• To do: Quote every line of the data below as it stands, omitting pictures.
☆ ☆ ☆
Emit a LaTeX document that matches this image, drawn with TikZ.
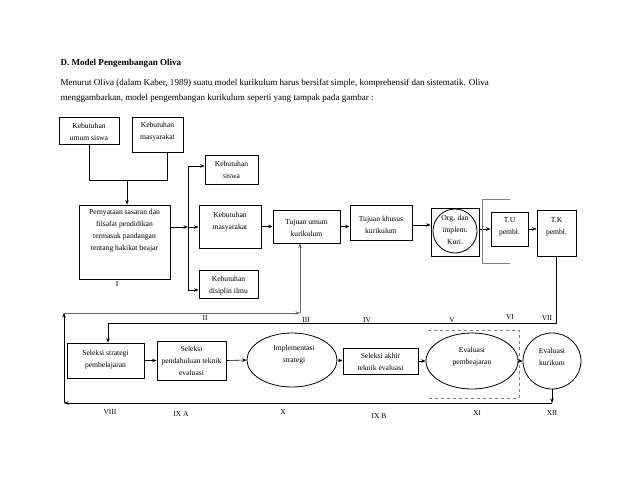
\documentclass[tikz,border=0pt]{standalone}
\usepackage{fontspec}
\setmainfont{Liberation Serif}
\usetikzlibrary{arrows.meta, shapes.geometric}

\begin{document}
\begin{tikzpicture}[x=1pt, y=-1pt,
  kotak/.style={draw, line width=0.8pt, inner sep=0pt},
  elips/.style={draw, ellipse, line width=0.8pt, inner sep=0pt},
  tulis/.style={font=\fontsize{7.6}{12}\selectfont, align=center, inner sep=0pt},
  romawi/.style={font=\fontsize{7.5}{9}\selectfont, inner sep=0pt},
  garis/.style={line width=0.6pt},
  panah/.style={line width=0.6pt, -{Stealth[length=4.5pt, width=3.5pt]}},
  kurung/.style={gray, line width=0.5pt}]
\useasboundingbox (0,0) rectangle (638,493);

\node[anchor=west, font=\fontsize{9.05}{11}\selectfont\bfseries] (judul) at (57,63){D. Model Pengembangan Oliva};
\node[anchor=west, font=\fontsize{9.05}{11}\selectfont] (par_a) at (57,83){Menurut Oliva (dalam Kaber, 1989) suatu model kurikulum harus bersifat simple, komprehensif dan sistematik. Oliva};
\node[anchor=west, font=\fontsize{9.05}{11}\selectfont] (par_b) at (57,98){menggambarkan, model pengembangan kurikulum seperti yang tampak pada gambar :};

\node[kotak, minimum width=60, minimum height=27] (umum_siswa) at (89,130.5){};
\node[tulis] (umum_siswa_t) at (89,131.5){Kebutuhan\\umum siswa};

\node[kotak, minimum width=51, minimum height=35] (keb_masy) at (157.5,134.5){};
\node[tulis] (keb_masy_t) at (157.5,131.5){Kebutuhan\\masyarakat};

\node[kotak, minimum width=91, minimum height=74] (pernyataan) at (124.5,242){};
\node[tulis] (pernyataan_t) at (124.5,231){Pernyataan sasaran dan\\filsafat pendidikan\\termasuk pandangan\\tentang hakikat beajar};
\node[romawi] (rom_i) at (117,284){I};

\node[kotak, minimum width=53, minimum height=29] (keb_siswa) at (231.5,169.5){};
\node[tulis] (keb_siswa_t) at (231.5,169.5){Kebutuhan\\siswa};

\node[kotak, minimum width=62, minimum height=43] (keb_masy2) at (230,226.5){};
\node[tulis] (keb_masy2_t) at (230,222){Kebutuhan\\masyarakat};

\node[kotak, minimum width=59, minimum height=28] (disiplin) at (228.5,284){};
\node[tulis] (disiplin_t) at (228.5,285.5){Kebutuhan\\disiplin ilmu};

\node[kotak, minimum width=67, minimum height=33] (tujuan_umum) at (306.5,226.5){};
\node[tulis] (tujuan_umum_t) at (306.5,228){Tujuan umum\\kurikulum};

\node[kotak, minimum width=62, minimum height=35] (tujuan_khusus) at (381,222.5){};
\node[tulis] (tujuan_khusus_t) at (381,225){Tujuan khusus\\kurikulum};

\node[kotak, minimum width=48, minimum height=48] (org) at (455,232){};
\node[draw, circle, line width=0.8pt, minimum size=44, inner sep=0pt] (org_c) at (455,231){};
\node[tulis] (org_t) at (455,229.5){Org. dan\\implem.\\Kuri.};

\node[kotak, minimum width=37, minimum height=34] (tu) at (509.5,229){};
\node[tulis] (tu_t) at (509.5,227){T.U\\pembl.};

\node[kotak, minimum width=39, minimum height=46] (tk) at (556.5,233){};
\node[tulis] (tk_t) at (556.5,227){T.K\\pembl.};

\node[kotak, minimum width=77, minimum height=35] (sel_strategi) at (105.5,360.5){};
\node[tulis] (sel_strategi_t) at (105.5,360){Seleksi strategi\\pembelajaran};

\node[kotak, minimum width=69, minimum height=39] (sel_pendahuluan) at (191.5,360.5){};
\node[tulis] (sel_pendahuluan_t) at (191.5,360.5){Seleksi\\pendahuluan teknik\\evaluasi};

\node[elips, minimum width=90, minimum height=54] (implementasi) at (292,360){};
\node[tulis] (implementasi_t) at (294,355){Implementasi\\strategi};

\node[kotak, minimum width=75, minimum height=26] (sel_akhir) at (380.5,361){};
\node[tulis] (sel_akhir_t) at (380.5,362){Seleksi akhir\\teknik evaluasi};

\node[elips, minimum width=92, minimum height=56] (eval_pemb) at (472,361){};
\node[tulis] (eval_pemb_t) at (472,357){Evaluasi\\pembeajaran};

\node[elips, minimum width=58, minimum height=56] (eval_kur) at (552,361){};
\node[tulis] (eval_kur_t) at (552,357){Evaluasi\\kurikum};

\coordinate (gabung_l) at (89,180);
\coordinate (gabung_r) at (167,180);
\coordinate (gabung_m) at (127,180);
\draw[garis] (umum_siswa.south) -- (gabung_l) -- (gabung_r) -- (gabung_r |- keb_masy.south);
\draw[panah] (gabung_m) -- (gabung_m |- pernyataan.north);

\coordinate (cab_a) at (188,166);
\coordinate (cab_b) at (188,227);
\coordinate (cab_c) at (188,290);
\draw[garis] (cab_a) -- (cab_c);
\draw[panah] (pernyataan.east |- cab_b) -- (cab_b);
\draw[panah] (cab_a) -- (cab_a -| keb_siswa.west);
\draw[panah] (cab_b) -- (cab_b -| keb_masy2.west);
\draw[panah] (cab_c) -- (cab_c -| disiplin.west);

\draw[panah] (keb_masy2.east) -- (keb_masy2.east -| tujuan_umum.west);
\draw[panah] (tujuan_umum.east) -- (tujuan_umum.east -| tujuan_khusus.west);
\draw[panah] (tujuan_khusus.east |- 0,225) -- (org.west |- 0,225);
\draw[panah] (org.east |- tu) -- (tu.west);
\draw[panah] (tu.east) -- (tu.east -| tk.west);

\draw[kurung] (510,199) -- (482,199) -- (482,263) -- (510,263);
\draw[kurung, dashed] (428,330) -- (519,330) -- (519,398) -- (428,398);

\coordinate (sel_atas) at (108,323);
\draw[garis] (tk.south) -- (tk.south |- sel_atas) -- (sel_atas);
\draw[panah] (sel_atas) -- (sel_atas |- sel_strategi.north);

\draw[panah] (sel_strategi.east) -- (sel_pendahuluan.west |- sel_strategi.east);
\draw[panah] (sel_pendahuluan.east) -- (implementasi.west);
\draw[panah] (implementasi.east) -- (sel_akhir.west);
\draw[panah] (sel_akhir.east) -- (eval_pemb.west);
\draw[panah] (eval_pemb.east) -- (eval_kur.west);

\coordinate (balik_a) at (552,403);
\coordinate (balik_b) at (64,403);
\coordinate (balik_c) at (64,313);
\coordinate (balik_d) at (300,313);
\draw[panah] (eval_kur.south) -- (balik_a);
\draw[panah] (balik_a) -- (balik_b);
\draw[panah] (balik_b) -- (balik_c);
\draw[panah, black!60] (balik_c) -- (balik_d);
\draw[panah, black!60] (balik_d) -- (balik_d |- tujuan_umum.south);

\node[romawi] (rom_ii) at (205,318){II};
\node[romawi] (rom_iii) at (306,320){III};
\node[romawi] (rom_iv) at (367,320){IV};
\node[romawi] (rom_v) at (452,320){V};
\node[romawi] (rom_vi) at (510,317){VI};
\node[romawi] (rom_vii) at (547,318){VII};

\node[romawi] (rom_viii) at (110,412){VIII};
\node[romawi] (rom_ixa) at (181,414){IX A};
\node[romawi] (rom_x) at (283,412){X};
\node[romawi] (rom_ixb) at (379,416){IX B};
\node[romawi] (rom_xi) at (477,413){XI};
\node[romawi] (rom_xii) at (552,413){XII};
\end{tikzpicture}
\end{document}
☆ ☆ ☆
• Complete output:
Emit a LaTeX document that matches this image, drawn with TikZ.
\documentclass[tikz,border=0pt]{standalone}
\usepackage{fontspec}
\setmainfont{Liberation Serif}
\usetikzlibrary{arrows.meta, shapes.geometric}

\begin{document}
\begin{tikzpicture}[x=1pt, y=-1pt,
  kotak/.style={draw, line width=0.8pt, inner sep=0pt},
  elips/.style={draw, ellipse, line width=0.8pt, inner sep=0pt},
  tulis/.style={font=\fontsize{7.6}{12}\selectfont, align=center, inner sep=0pt},
  romawi/.style={font=\fontsize{7.5}{9}\selectfont, inner sep=0pt},
  garis/.style={line width=0.6pt},
  panah/.style={line width=0.6pt, -{Stealth[length=4.5pt, width=3.5pt]}},
  kurung/.style={gray, line width=0.5pt}]
\useasboundingbox (0,0) rectangle (638,493);

\node[anchor=west, font=\fontsize{9.05}{11}\selectfont\bfseries] (judul) at (57,63){D. Model Pengembangan Oliva};
\node[anchor=west, font=\fontsize{9.05}{11}\selectfont] (par_a) at (57,83){Menurut Oliva (dalam Kaber, 1989) suatu model kurikulum harus bersifat simple, komprehensif dan sistematik. Oliva};
\node[anchor=west, font=\fontsize{9.05}{11}\selectfont] (par_b) at (57,98){menggambarkan, model pengembangan kurikulum seperti yang tampak pada gambar :};

\node[kotak, minimum width=60, minimum height=27] (umum_siswa) at (89,130.5){};
\node[tulis] (umum_siswa_t) at (89,131.5){Kebutuhan\\umum siswa};

\node[kotak, minimum width=51, minimum height=35] (keb_masy) at (157.5,134.5){};
\node[tulis] (keb_masy_t) at (157.5,131.5){Kebutuhan\\masyarakat};

\node[kotak, minimum width=91, minimum height=74] (pernyataan) at (124.5,242){};
\node[tulis] (pernyataan_t) at (124.5,231){Pernyataan sasaran dan\\filsafat pendidikan\\termasuk pandangan\\tentang hakikat beajar};
\node[romawi] (rom_i) at (117,284){I};

\node[kotak, minimum width=53, minimum height=29] (keb_siswa) at (231.5,169.5){};
\node[tulis] (keb_siswa_t) at (231.5,169.5){Kebutuhan\\siswa};

\node[kotak, minimum width=62, minimum height=43] (keb_masy2) at (230,226.5){};
\node[tulis] (keb_masy2_t) at (230,222){Kebutuhan\\masyarakat};

\node[kotak, minimum width=59, minimum height=28] (disiplin) at (228.5,284){};
\node[tulis] (disiplin_t) at (228.5,285.5){Kebutuhan\\disiplin ilmu};

\node[kotak, minimum width=67, minimum height=33] (tujuan_umum) at (306.5,226.5){};
\node[tulis] (tujuan_umum_t) at (306.5,228){Tujuan umum\\kurikulum};

\node[kotak, minimum width=62, minimum height=35] (tujuan_khusus) at (381,222.5){};
\node[tulis] (tujuan_khusus_t) at (381,225){Tujuan khusus\\kurikulum};

\node[kotak, minimum width=48, minimum height=48] (org) at (455,232){};
\node[draw, circle, line width=0.8pt, minimum size=44, inner sep=0pt] (org_c) at (455,231){};
\node[tulis] (org_t) at (455,229.5){Org. dan\\implem.\\Kuri.};

\node[kotak, minimum width=37, minimum height=34] (tu) at (509.5,229){};
\node[tulis] (tu_t) at (509.5,227){T.U\\pembl.};

\node[kotak, minimum width=39, minimum height=46] (tk) at (556.5,233){};
\node[tulis] (tk_t) at (556.5,227){T.K\\pembl.};

\node[kotak, minimum width=77, minimum height=35] (sel_strategi) at (105.5,360.5){};
\node[tulis] (sel_strategi_t) at (105.5,360){Seleksi strategi\\pembelajaran};

\node[kotak, minimum width=69, minimum height=39] (sel_pendahuluan) at (191.5,360.5){};
\node[tulis] (sel_pendahuluan_t) at (191.5,360.5){Seleksi\\pendahuluan teknik\\evaluasi};

\node[elips, minimum width=90, minimum height=54] (implementasi) at (292,360){};
\node[tulis] (implementasi_t) at (294,355){Implementasi\\strategi};

\node[kotak, minimum width=75, minimum height=26] (sel_akhir) at (380.5,361){};
\node[tulis] (sel_akhir_t) at (380.5,362){Seleksi akhir\\teknik evaluasi};

\node[elips, minimum width=92, minimum height=56] (eval_pemb) at (472,361){};
\node[tulis] (eval_pemb_t) at (472,357){Evaluasi\\pembeajaran};

\node[elips, minimum width=58, minimum height=56] (eval_kur) at (552,361){};
\node[tulis] (eval_kur_t) at (552,357){Evaluasi\\kurikum};

\coordinate (gabung_l) at (89,180);
\coordinate (gabung_r) at (167,180);
\coordinate (gabung_m) at (127,180);
\draw[garis] (umum_siswa.south) -- (gabung_l) -- (gabung_r) -- (gabung_r |- keb_masy.south);
\draw[panah] (gabung_m) -- (gabung_m |- pernyataan.north);

\coordinate (cab_a) at (188,166);
\coordinate (cab_b) at (188,227);
\coordinate (cab_c) at (188,290);
\draw[garis] (cab_a) -- (cab_c);
\draw[panah] (pernyataan.east |- cab_b) -- (cab_b);
\draw[panah] (cab_a) -- (cab_a -| keb_siswa.west);
\draw[panah] (cab_b) -- (cab_b -| keb_masy2.west);
\draw[panah] (cab_c) -- (cab_c -| disiplin.west);

\draw[panah] (keb_masy2.east) -- (keb_masy2.east -| tujuan_umum.west);
\draw[panah] (tujuan_umum.east) -- (tujuan_umum.east -| tujuan_khusus.west);
\draw[panah] (tujuan_khusus.east |- 0,225) -- (org.west |- 0,225);
\draw[panah] (org.east |- tu) -- (tu.west);
\draw[panah] (tu.east) -- (tu.east -| tk.west);

\draw[kurung] (510,199) -- (482,199) -- (482,263) -- (510,263);
\draw[kurung, dashed] (428,330) -- (519,330) -- (519,398) -- (428,398);

\coordinate (sel_atas) at (108,323);
\draw[garis] (tk.south) -- (tk.south |- sel_atas) -- (sel_atas);
\draw[panah] (sel_atas) -- (sel_atas |- sel_strategi.north);

\draw[panah] (sel_strategi.east) -- (sel_pendahuluan.west |- sel_strategi.east);
\draw[panah] (sel_pendahuluan.east) -- (implementasi.west);
\draw[panah] (implementasi.east) -- (sel_akhir.west);
\draw[panah] (sel_akhir.east) -- (eval_pemb.west);
\draw[panah] (eval_pemb.east) -- (eval_kur.west);

\coordinate (balik_a) at (552,403);
\coordinate (balik_b) at (64,403);
\coordinate (balik_c) at (64,313);
\coordinate (balik_d) at (300,313);
\draw[panah] (eval_kur.south) -- (balik_a);
\draw[panah] (balik_a) -- (balik_b);
\draw[panah] (balik_b) -- (balik_c);
\draw[panah, black!60] (balik_c) -- (balik_d);
\draw[panah, black!60] (balik_d) -- (balik_d |- tujuan_umum.south);

\node[romawi] (rom_ii) at (205,318){II};
\node[romawi] (rom_iii) at (306,320){III};
\node[romawi] (rom_iv) at (367,320){IV};
\node[romawi] (rom_v) at (452,320){V};
\node[romawi] (rom_vi) at (510,317){VI};
\node[romawi] (rom_vii) at (547,318){VII};

\node[romawi] (rom_viii) at (110,412){VIII};
\node[romawi] (rom_ixa) at (181,414){IX A};
\node[romawi] (rom_x) at (283,412){X};
\node[romawi] (rom_ixb) at (379,416){IX B};
\node[romawi] (rom_xi) at (477,413){XI};
\node[romawi] (rom_xii) at (552,413){XII};
\end{tikzpicture}
\end{document}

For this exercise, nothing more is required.